QUANDO NASCI, tive a sorte de receber de presente, tal como nos contos-de-fadas, uma tia e madrinha que tinha dezassete anos e nunca parava de sorrir. Não é a única tia que tenho. Mas é a única que sempre tratei por tu, a mais próxima e a mais especial.
A tia Antónia foi, na minha infância, uma fada-madrinha da Disney que se transformava em criança, fazia coisas impossíveis acontecerem e reunia paciência para mim quando mais ninguém tinha.
Nos Carnavais, era ela que desencantava vestidos para me mascarar de diferentes personagens. Mas foi esta a foto que escolhi, também tirada nessa época, onde me vestiram um fato-de-treino vermelho — eram os anos oitenta! —, com o braço da minha tia pousado no meu ombro e a sua mão a segurar a minha, memória que fez desse dia um dos mais importantes da minha meninice.
Com uma personalidade intensa e única, é uma influência marcante nas vidas de todos os que a conhecem.
Esta tia mágica, com um eterno sorriso de criança travessa que rouba um doce às descaradas e nos olha em ar de satisfação e de atrevimento, foi a minha heroína de infância, de adolescência e da idade adulta.
SEMPRE TEVE AS PORTAS DE CASA ABERTAS, como uma extensão do seu coração, a mesa cheia de amigos e espaço para quem mais viesse. Fala muito e nunca pensa antes de falar, porque tem o coração na cabeça, e o cérebro no peito.
Faz-nos rir e faz-nos chorar. Emociona-nos e arrelia-nos. Desconcerta-nos e ampara-nos. Diz o que sente sem filtros, sem medo, sem pudor, sem cerimónias.
E nós aprendemos a amá-la assim, a respeitá-la com esta simplicidade e frontalidade que só as crianças têm, de dizerem o que sentem sem pensar. Tantas vezes gostaríamos de ter sido como ela, e não conseguimos por falta de coragem.
Sempre que a minha tia chega, começa uma festa. O tédio, a acomodação e a monotonia não têm lugar ao pé dela, que transborda vida, que ama a vida mais do qualquer pessoa que eu tenha alguma vez conhecido.
A tia Antónia sempre me fez rir. Levava-me muitas vezes com ela para a ajudar no Colégio quando eu era adolescente. Conduzia depressa e eu ria-me quando a ouvia dizer “anda lá, cona mole” a quem lhe atrapalhava o caminho quando ia atrasada, depois de deixar os primos gémeos e um stock de cassettes VHS com desenhos-animados na minha mãe.
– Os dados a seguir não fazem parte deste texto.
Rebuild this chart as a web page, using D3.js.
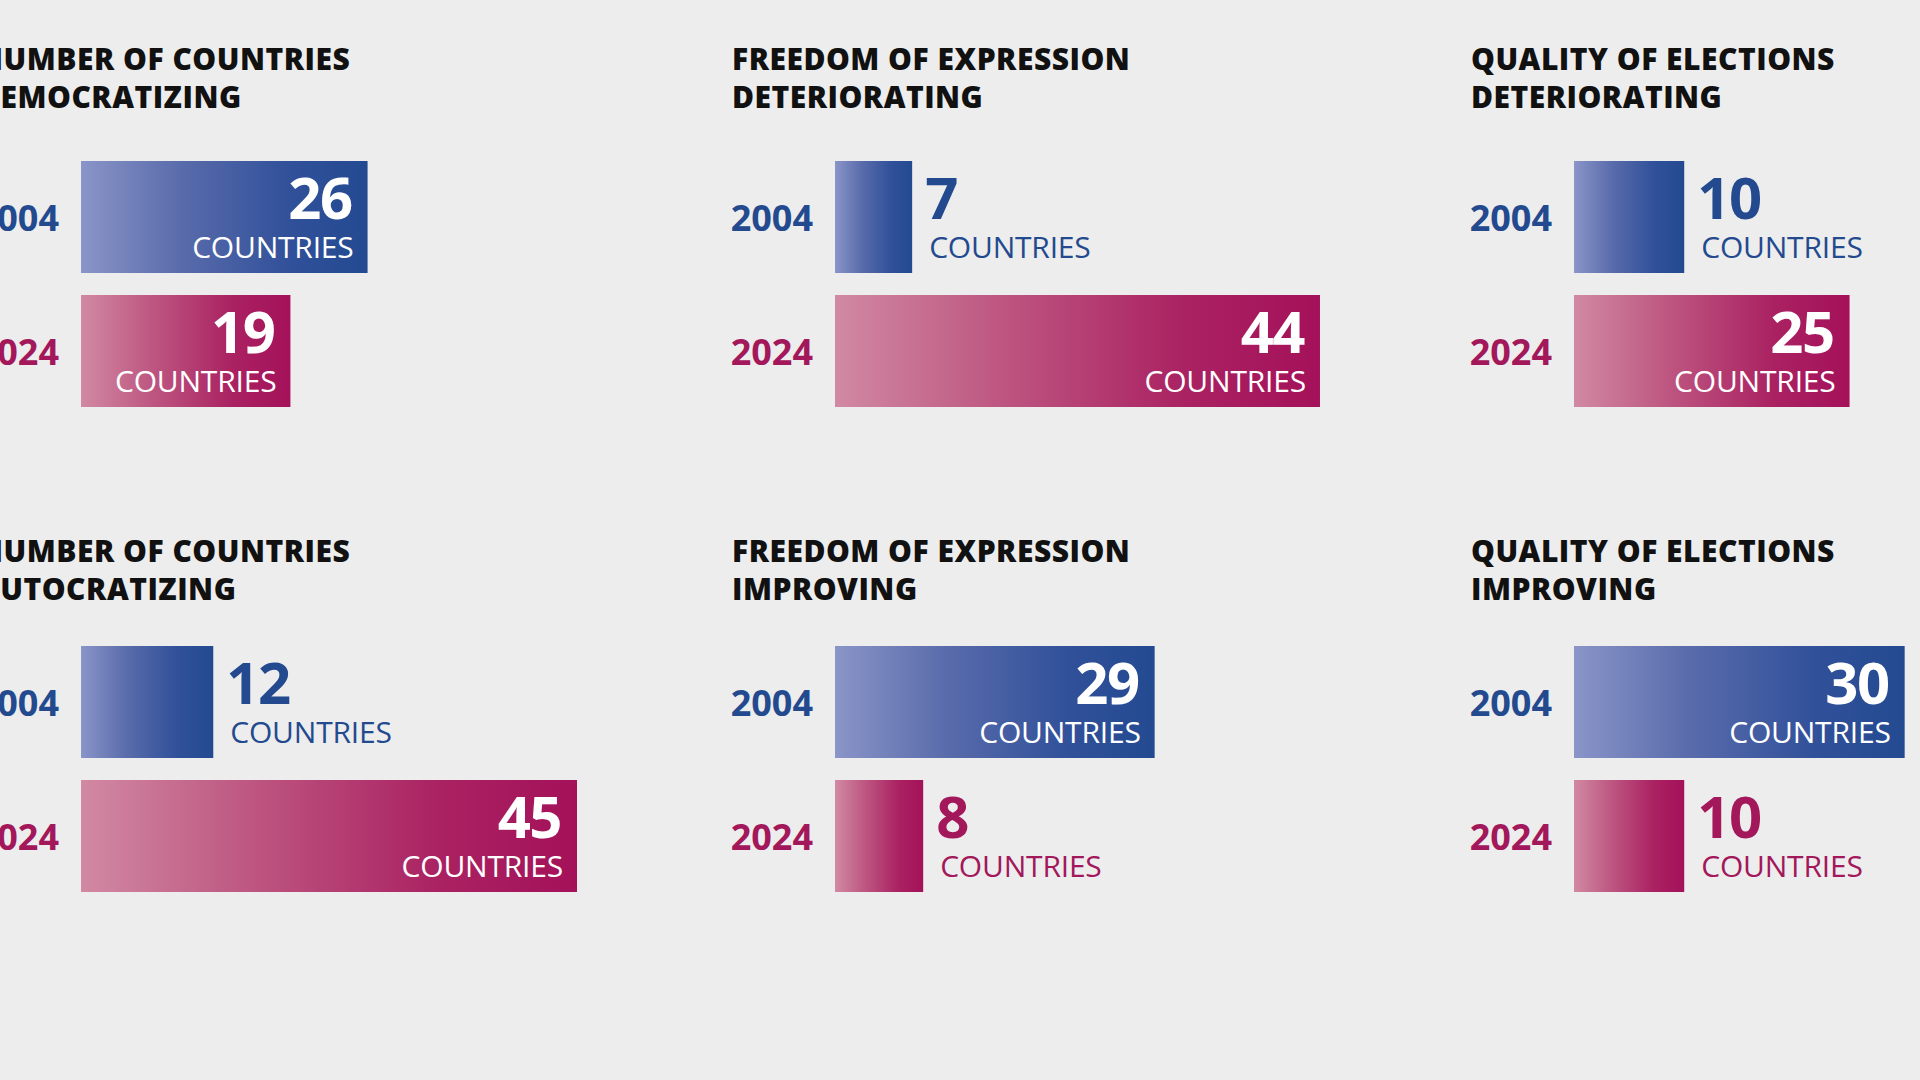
<!DOCTYPE html>
<html>
<head>
<meta charset="utf-8">
<script src="https://cdn.jsdelivr.net/npm/d3@7"></script>
<style>
  body { margin: 0; background: #ededed; }
  svg { display: block; }
</style>
</head>
<body>
<svg id="chart"></svg>
<script>
// panel titles (two lines each), left-to-right, top-to-bottom
const titleLines = [
    ["NUMBER OF COUNTRIES", "DEMOCRATIZING"],
    ["FREEDOM OF EXPRESSION", "DETERIORATING"],
    ["QUALITY OF ELECTIONS", "DETERIORATING"],
    ["NUMBER OF COUNTRIES", "AUTOCRATIZING"],
    ["FREEDOM OF EXPRESSION", "IMPROVING"],
    ["QUALITY OF ELECTIONS", "IMPROVING"]
];
const years = ["2004", "2024"];
const values2004 = [26, 7, 10, 12, 29, 30];
const values2024 = [19, 44, 25, 45, 8, 10];
const unitLabel = "COUNTRIES";

const width = 1920, height = 1080;
const colX = [81, 835, 1574];      // bar start of each column
const rowTop = [161, 646];         // top of first bar in each row
const titleOffset = [91, 84];      // title baseline above first bar

const svg = d3.select("#chart")
              .attr("width", width)
              .attr("height", height);

// gradients
const defs = svg.append("defs");
const gradients = {
    "2004": ["#8a95c8", "#596bab", "#31519a", "#234a91"],
    "2024": ["#d189a2", "#bd5580", "#aa2262", "#a4115a"]
};
Object.entries(gradients).forEach(([yr, stops]) => {
    const g = defs.append("linearGradient")
                  .attr("id", "grad" + yr)
                  .attr("x1", 0).attr("x2", 1).attr("y1", 0).attr("y2", 0);
    [0, 0.35, 0.72, 1].forEach((o, i) => {
        g.append("stop").attr("offset", o).attr("stop-color", stops[i]);
    });
});

const textColor = d3.scaleOrdinal().domain(years).range(["#234a8f", "#a3175b"]);

// scales
const x = d3.scaleLinear().domain([0, 45]).range([0, 496]);
const y = d3.scaleBand().domain(years).range([0, 246]).paddingInner(22 / 134);

const font = "'Open Sans', sans-serif";

titleLines.forEach((lines, i) => {
    const col = i % 3, row = Math.floor(i / 3);
    const g = svg.append("g")
                 .attr("transform", `translate(${colX[col]},${rowTop[row]})`);

    // title
    g.append("text")
     .attr("x", -103)
     .attr("y", -titleOffset[row])
     .attr("fill", "#111")
     .style("font-family", font)
     .style("font-weight", 800)
     .style("font-size", "30px")
     .style("letter-spacing", "0.5px")
     .selectAll("tspan")
     .data(lines)
     .enter()
     .append("tspan")
     .attr("x", -103)
     .attr("dy", (d, j) => j === 0 ? 0 : 38)
     .text(d => d);

    const rows = [
        { year: "2004", value: values2004[i] },
        { year: "2024", value: values2024[i] }
    ];

    rows.forEach(d => {
        const y0 = y(d.year), w = x(d.value), h = y.bandwidth();

        // year label
        g.append("text")
         .attr("x", -22)
         .attr("y", y0 + h / 2 + 14)
         .attr("text-anchor", "end")
         .attr("fill", textColor(d.year))
         .style("font-family", font)
         .style("font-weight", 700)
         .style("font-size", "36px")
         .text(d.year);

        g.append("rect")
         .attr("x", 0)
         .attr("y", y0)
         .attr("width", w)
         .attr("height", h)
         .attr("fill", `url(#grad${d.year})`);

        const inside = w > 185;
        const fill = inside ? "#fff" : textColor(d.year);

        g.append("text")
         .attr("x", inside ? w - 16 : w + 13)
         .attr("y", y0 + 58)
         .attr("text-anchor", inside ? "end" : "start")
         .attr("fill", fill)
         .style("font-family", font)
         .style("font-weight", 700)
         .style("font-size", "58px")
         .style("letter-spacing", "-1.5px")
         .text(d.value);

        g.append("text")
         .attr("x", inside ? w - 14 : w + 17)
         .attr("y", y0 + 97)
         .attr("text-anchor", inside ? "end" : "start")
         .attr("fill", fill)
         .style("font-family", font)
         .style("font-weight", 400)
         .style("font-size", "30px")
         .style("letter-spacing", "-0.2px")
         .text(unitLabel);
    });
});
</script>
</body>
</html>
TEVE UMA COBRA DE ESTIMAÇÃO à entrada de casa para assustar as visitas. Quando era criança, escondia-se tardes inteiras dentro do guarda-vestidos a rir baixinho enquanto todos andavam à sua procura. Ainda tem voz de menina.
Gosta de se vestir de freira e de pregar partidas. Nos anos oitenta punha cerveja no cabelo para ficar mais bonito. Anda sempre com um saco de agulhas e linhas e em todos os lugares onde vai faz tricot numa velocidade inacreditável e sem precisar de olhar.
Diz piadas escabrosas relacionadas com sexo nos momentos mais impróprios e embaraçosos. Gosta de dormir. Tem pavor de gafanhotos. Adora o marido.
Conhece toda a gente. É sempre o centro das atenções, a alma da festa.
Prefere a passagem de ano ao Natal. Tem uma cana de pesca, e pesca dentro de água só com a cabeça de fora. Dançou a vida inteira no rancho folclórico.
SE AMO RIR e divertir-me, e aprendi a renascer de cada golpe que a vida me traz, muito devo a esta mulher com alma de criança rebelde, que agarrou a vida, e nunca teve vergonha de chorar porque jamais desistiu de nada; que subiu montanhas, desceu e tornou a subir — e conseguiu a proeza de fazer de toda essa caminhada uma celebração.
Se hoje escrevo para jornais e revistas, muito devo a esta tia, que um dia levou para casa dos meus pais a sua máquina de escrever e a deixou por lá ficar durante anos para que eu a usasse.
NASCEU DE BEM COM A VIDA e ensinou-me o que é a alegria, de tal forma que no meu dicionário 'Antónia' é sinónimo de 'Alegria'. E é isto que ela deixa por onde passa. Por isso, reparo que todas as pessoas, quando se referem a ela, sorriem.
Eu não teria sido a mesma pessoa se não te tivesse tido na minha vida.
Obrigada, tia Alegria. Feliz aniversário!